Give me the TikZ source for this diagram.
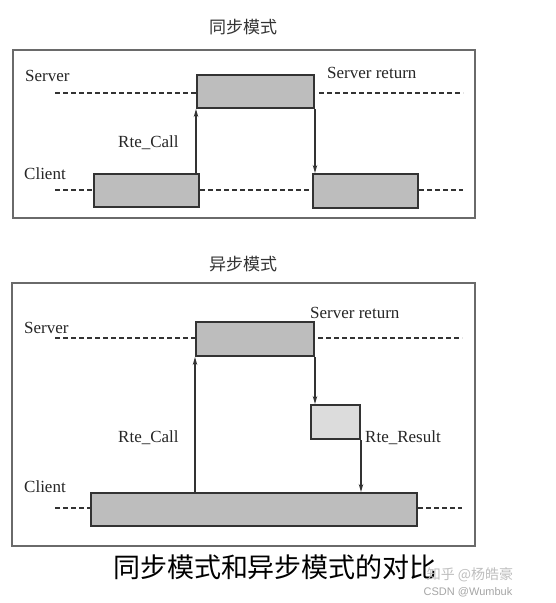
\documentclass[tikz,border=0pt]{standalone}
\usepackage{fontspec}
\setmainfont{Liberation Serif}
\newfontfamily\cjk{Noto Sans CJK SC}
\usetikzlibrary{arrows.meta}
\definecolor{boxfill}{HTML}{BDBDBD}
\definecolor{lightfill}{HTML}{DCDCDC}
\definecolor{framecol}{HTML}{6A6A6A}
\definecolor{boxline}{HTML}{333333}
\begin{document}
\begin{tikzpicture}[x=1pt,y=-1pt,
  frame/.style={draw=framecol,line width=1.2pt},
  bar/.style={draw=boxline,fill=boxfill,line width=2pt,rectangle,inner sep=0pt,anchor=north west},
  lightbar/.style={bar,fill=lightfill},
  dashline/.style={draw=boxline,line width=1.1pt,dash pattern=on 5pt off 3pt},
  arr/.style={draw=boxline,line width=1.1pt,-{Stealth[length=8pt,width=4.5pt]}},
  lbl/.style={inner sep=0pt,anchor=base west,font=\fontsize{17}{20}\selectfont,text=black!85},
  ttl/.style={inner sep=0pt,font=\cjk\fontsize{17}{20}\selectfont,text=black!80},
]
\useasboundingbox[fill=white] (0,0) rectangle (556,603);

% ---------- synchronous ----------
\node[ttl] (t1) at (243,27) {同步模式};
\draw[frame] (13,50) rectangle (475,218);
\node[bar,minimum width=117pt,minimum height=33pt] (s1) at (196,74) {};
\node[bar,minimum width=105pt,minimum height=33pt] (c1) at (93,173) {};
\node[bar,minimum width=105pt,minimum height=34pt] (c2) at (312,173) {};
\coordinate (s1L) at (55,93);
\coordinate (s1R) at (463,93);
\coordinate (c1L) at (55,190);
\coordinate (c1R) at (463,190);
\draw[dashline] (s1L) -- (s1L -| s1.west);
\draw[dashline] (s1R -| s1.east) ++(4,0) -- (s1R);
\draw[dashline] (c1L) -- (c1L -| c1.west);
\draw[dashline] (c1L -| c1.east) -- (c1L -| c2.west);
\draw[dashline] (c1R -| c2.east) -- (c1R);
\draw[arr] (s1.south west |- c1.north) -- (s1.south west);
\draw[arr] (s1.south east) -- (s1.south east |- c2.north);
\node[lbl] (sv1) at (25,81) {Server};
\node[lbl] (sr1) at (327,78) {Server return};
\node[lbl] (rc1) at (118,147) {Rte\_Call};
\node[lbl] (cl1) at (24,179) {Client};

% ---------- asynchronous ----------
\node[ttl] (t2) at (243,264) {异步模式};
\draw[frame] (12,283) rectangle (475,546);
\node[bar,minimum width=118pt,minimum height=34pt] (s2) at (195,321) {};
\node[lightbar,minimum width=49pt,minimum height=34pt] (r2) at (310,404) {};
\node[bar,minimum width=326pt,minimum height=33pt] (c3) at (90,492) {};
\coordinate (s2L) at (55,338);
\coordinate (s2R) at (462,338);
\coordinate (c3L) at (55,508);
\coordinate (c3R) at (462,508);
\draw[dashline] (s2L) -- (s2L -| s2.west);
\draw[dashline] (s2R -| s2.east) ++(3,0) -- (s2R);
\draw[dashline] (c3L) -- (c3L -| c3.west);
\draw[dashline] (c3R -| c3.east) -- (c3R);
\draw[arr] (s2.south west |- c3.north) -- (s2.south west);
\draw[arr] (s2.south east) -- (s2.south east |- r2.north);
\draw[arr] (r2.south east) -- (r2.south east |- c3.north);
\node[lbl] (sv2) at (24,333) {Server};
\node[lbl] (sr2) at (310,318) {Server return};
\node[lbl] (rc2) at (118,442) {Rte\_Call};
\node[lbl] (rr2) at (365,442) {Rte\_Result};
\node[lbl] (cl2) at (24,492) {Client};

% ---------- caption ----------
\node[inner sep=0pt,font=\cjk\fontsize{27}{30}\selectfont] (cap) at (275,567) {同步模式和异步模式的对比};
\node[inner sep=0pt,font=\cjk\fontsize{14}{16}\selectfont,text=black!25] (wm1) at (470,575) {知乎 @杨皓豪};
\node[inner sep=0pt,font=\fontspec{Liberation Sans}\fontsize{11}{12}\selectfont,text=black!35] (wm2) at (468,592) {CSDN @Wumbuk};
\end{tikzpicture}
\end{document}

### SET TASK
Reproduce the listing above exactly, excluding all pictures.

### RESPONSE BELOW
Give me the TikZ source for this diagram.
\documentclass[tikz,border=0pt]{standalone}
\usepackage{fontspec}
\setmainfont{Liberation Serif}
\newfontfamily\cjk{Noto Sans CJK SC}
\usetikzlibrary{arrows.meta}
\definecolor{boxfill}{HTML}{BDBDBD}
\definecolor{lightfill}{HTML}{DCDCDC}
\definecolor{framecol}{HTML}{6A6A6A}
\definecolor{boxline}{HTML}{333333}
\begin{document}
\begin{tikzpicture}[x=1pt,y=-1pt,
  frame/.style={draw=framecol,line width=1.2pt},
  bar/.style={draw=boxline,fill=boxfill,line width=2pt,rectangle,inner sep=0pt,anchor=north west},
  lightbar/.style={bar,fill=lightfill},
  dashline/.style={draw=boxline,line width=1.1pt,dash pattern=on 5pt off 3pt},
  arr/.style={draw=boxline,line width=1.1pt,-{Stealth[length=8pt,width=4.5pt]}},
  lbl/.style={inner sep=0pt,anchor=base west,font=\fontsize{17}{20}\selectfont,text=black!85},
  ttl/.style={inner sep=0pt,font=\cjk\fontsize{17}{20}\selectfont,text=black!80},
]
\useasboundingbox[fill=white] (0,0) rectangle (556,603);

% ---------- synchronous ----------
\node[ttl] (t1) at (243,27) {同步模式};
\draw[frame] (13,50) rectangle (475,218);
\node[bar,minimum width=117pt,minimum height=33pt] (s1) at (196,74) {};
\node[bar,minimum width=105pt,minimum height=33pt] (c1) at (93,173) {};
\node[bar,minimum width=105pt,minimum height=34pt] (c2) at (312,173) {};
\coordinate (s1L) at (55,93);
\coordinate (s1R) at (463,93);
\coordinate (c1L) at (55,190);
\coordinate (c1R) at (463,190);
\draw[dashline] (s1L) -- (s1L -| s1.west);
\draw[dashline] (s1R -| s1.east) ++(4,0) -- (s1R);
\draw[dashline] (c1L) -- (c1L -| c1.west);
\draw[dashline] (c1L -| c1.east) -- (c1L -| c2.west);
\draw[dashline] (c1R -| c2.east) -- (c1R);
\draw[arr] (s1.south west |- c1.north) -- (s1.south west);
\draw[arr] (s1.south east) -- (s1.south east |- c2.north);
\node[lbl] (sv1) at (25,81) {Server};
\node[lbl] (sr1) at (327,78) {Server return};
\node[lbl] (rc1) at (118,147) {Rte\_Call};
\node[lbl] (cl1) at (24,179) {Client};

% ---------- asynchronous ----------
\node[ttl] (t2) at (243,264) {异步模式};
\draw[frame] (12,283) rectangle (475,546);
\node[bar,minimum width=118pt,minimum height=34pt] (s2) at (195,321) {};
\node[lightbar,minimum width=49pt,minimum height=34pt] (r2) at (310,404) {};
\node[bar,minimum width=326pt,minimum height=33pt] (c3) at (90,492) {};
\coordinate (s2L) at (55,338);
\coordinate (s2R) at (462,338);
\coordinate (c3L) at (55,508);
\coordinate (c3R) at (462,508);
\draw[dashline] (s2L) -- (s2L -| s2.west);
\draw[dashline] (s2R -| s2.east) ++(3,0) -- (s2R);
\draw[dashline] (c3L) -- (c3L -| c3.west);
\draw[dashline] (c3R -| c3.east) -- (c3R);
\draw[arr] (s2.south west |- c3.north) -- (s2.south west);
\draw[arr] (s2.south east) -- (s2.south east |- r2.north);
\draw[arr] (r2.south east) -- (r2.south east |- c3.north);
\node[lbl] (sv2) at (24,333) {Server};
\node[lbl] (sr2) at (310,318) {Server return};
\node[lbl] (rc2) at (118,442) {Rte\_Call};
\node[lbl] (rr2) at (365,442) {Rte\_Result};
\node[lbl] (cl2) at (24,492) {Client};

% ---------- caption ----------
\node[inner sep=0pt,font=\cjk\fontsize{27}{30}\selectfont] (cap) at (275,567) {同步模式和异步模式的对比};
\node[inner sep=0pt,font=\cjk\fontsize{14}{16}\selectfont,text=black!25] (wm1) at (470,575) {知乎 @杨皓豪};
\node[inner sep=0pt,font=\fontspec{Liberation Sans}\fontsize{11}{12}\selectfont,text=black!35] (wm2) at (468,592) {CSDN @Wumbuk};
\end{tikzpicture}
\end{document}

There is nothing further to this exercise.